##### Dataset

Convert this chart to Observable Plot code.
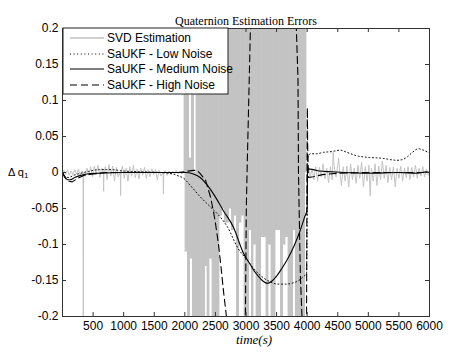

##########
##### Dataset

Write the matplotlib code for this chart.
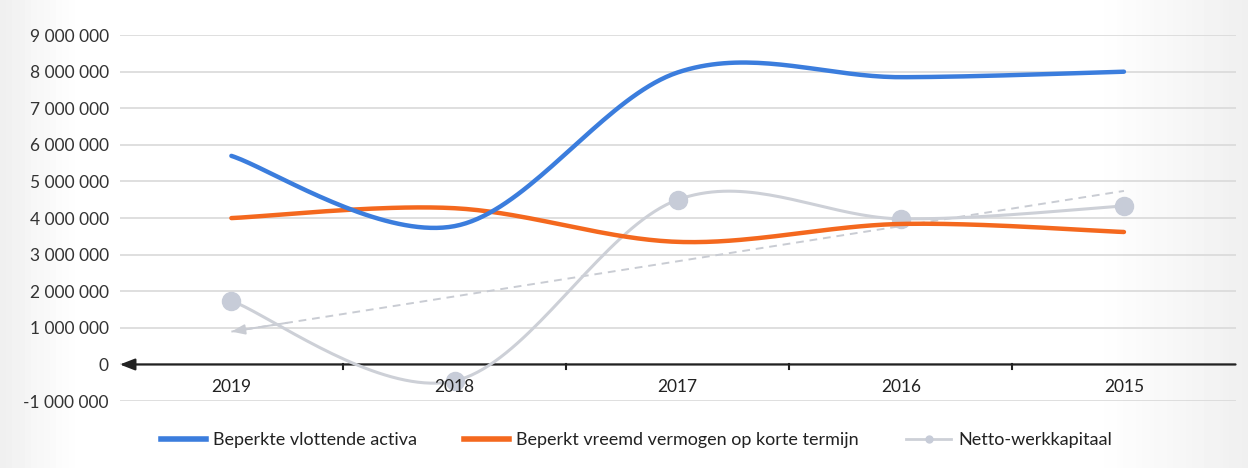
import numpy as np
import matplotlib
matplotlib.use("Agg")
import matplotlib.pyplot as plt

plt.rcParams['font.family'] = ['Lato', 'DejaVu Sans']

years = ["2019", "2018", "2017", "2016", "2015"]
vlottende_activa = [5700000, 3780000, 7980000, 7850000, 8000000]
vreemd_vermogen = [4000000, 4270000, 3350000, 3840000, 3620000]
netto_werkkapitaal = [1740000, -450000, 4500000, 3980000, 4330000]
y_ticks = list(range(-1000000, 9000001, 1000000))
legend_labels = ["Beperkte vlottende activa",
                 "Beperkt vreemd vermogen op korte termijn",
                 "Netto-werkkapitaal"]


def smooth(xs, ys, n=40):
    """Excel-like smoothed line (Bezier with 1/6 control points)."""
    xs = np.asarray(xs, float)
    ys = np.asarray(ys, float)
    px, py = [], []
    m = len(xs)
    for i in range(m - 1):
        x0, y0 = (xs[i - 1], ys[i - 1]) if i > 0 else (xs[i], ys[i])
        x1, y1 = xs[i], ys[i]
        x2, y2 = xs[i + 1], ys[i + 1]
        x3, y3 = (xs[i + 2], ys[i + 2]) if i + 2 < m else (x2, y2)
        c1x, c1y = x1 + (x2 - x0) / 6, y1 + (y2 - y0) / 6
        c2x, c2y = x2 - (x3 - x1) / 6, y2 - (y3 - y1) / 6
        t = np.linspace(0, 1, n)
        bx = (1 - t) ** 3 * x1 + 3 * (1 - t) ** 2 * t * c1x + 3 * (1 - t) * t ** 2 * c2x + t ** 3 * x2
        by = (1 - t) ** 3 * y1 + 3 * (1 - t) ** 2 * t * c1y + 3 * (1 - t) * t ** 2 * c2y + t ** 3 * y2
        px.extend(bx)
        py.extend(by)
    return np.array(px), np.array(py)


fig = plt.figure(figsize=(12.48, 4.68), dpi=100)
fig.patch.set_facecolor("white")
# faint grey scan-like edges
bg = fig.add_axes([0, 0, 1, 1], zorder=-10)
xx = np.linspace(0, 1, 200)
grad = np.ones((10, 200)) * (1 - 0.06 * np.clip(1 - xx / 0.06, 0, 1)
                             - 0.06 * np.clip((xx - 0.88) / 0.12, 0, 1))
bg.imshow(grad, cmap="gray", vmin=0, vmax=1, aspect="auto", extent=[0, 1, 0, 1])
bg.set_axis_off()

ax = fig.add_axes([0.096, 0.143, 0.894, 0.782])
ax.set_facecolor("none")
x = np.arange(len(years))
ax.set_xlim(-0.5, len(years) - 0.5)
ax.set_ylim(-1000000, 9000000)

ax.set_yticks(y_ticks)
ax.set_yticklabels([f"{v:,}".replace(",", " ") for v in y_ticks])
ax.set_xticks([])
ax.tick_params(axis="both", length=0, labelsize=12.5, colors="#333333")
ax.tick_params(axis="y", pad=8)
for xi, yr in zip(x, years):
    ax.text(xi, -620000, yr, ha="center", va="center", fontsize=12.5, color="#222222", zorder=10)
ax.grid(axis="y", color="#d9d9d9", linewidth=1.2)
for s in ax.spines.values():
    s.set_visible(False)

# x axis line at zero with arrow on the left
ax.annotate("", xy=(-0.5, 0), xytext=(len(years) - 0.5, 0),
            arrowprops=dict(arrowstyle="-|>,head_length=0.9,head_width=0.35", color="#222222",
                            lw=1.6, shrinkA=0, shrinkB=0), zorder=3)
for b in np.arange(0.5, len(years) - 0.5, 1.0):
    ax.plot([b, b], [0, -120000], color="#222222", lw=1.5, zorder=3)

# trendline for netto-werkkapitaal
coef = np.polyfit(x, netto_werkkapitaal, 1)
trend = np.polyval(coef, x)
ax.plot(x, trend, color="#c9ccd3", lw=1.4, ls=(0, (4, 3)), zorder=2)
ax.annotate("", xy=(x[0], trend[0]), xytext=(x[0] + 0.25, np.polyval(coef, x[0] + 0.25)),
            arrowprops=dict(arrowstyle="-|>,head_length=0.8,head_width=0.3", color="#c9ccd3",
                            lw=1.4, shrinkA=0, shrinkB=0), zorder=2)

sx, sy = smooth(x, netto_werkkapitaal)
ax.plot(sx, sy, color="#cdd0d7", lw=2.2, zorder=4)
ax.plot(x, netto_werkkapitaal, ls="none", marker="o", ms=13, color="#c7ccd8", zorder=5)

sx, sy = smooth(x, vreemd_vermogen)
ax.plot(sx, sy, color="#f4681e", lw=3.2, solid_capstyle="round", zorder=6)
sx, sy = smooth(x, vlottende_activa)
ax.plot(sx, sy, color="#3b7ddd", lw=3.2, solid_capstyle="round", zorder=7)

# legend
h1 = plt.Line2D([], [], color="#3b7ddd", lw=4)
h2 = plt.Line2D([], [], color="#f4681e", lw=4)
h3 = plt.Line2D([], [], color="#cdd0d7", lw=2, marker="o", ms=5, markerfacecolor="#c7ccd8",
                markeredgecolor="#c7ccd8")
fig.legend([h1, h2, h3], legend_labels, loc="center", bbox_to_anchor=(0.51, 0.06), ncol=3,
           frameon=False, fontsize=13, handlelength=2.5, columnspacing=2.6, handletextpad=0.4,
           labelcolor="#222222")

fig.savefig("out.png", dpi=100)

##########

▶ **Requirements**
Establish how many lines of the material above hold the word "this". Nothing but the count should be returned.

▶ **Solved problem**
2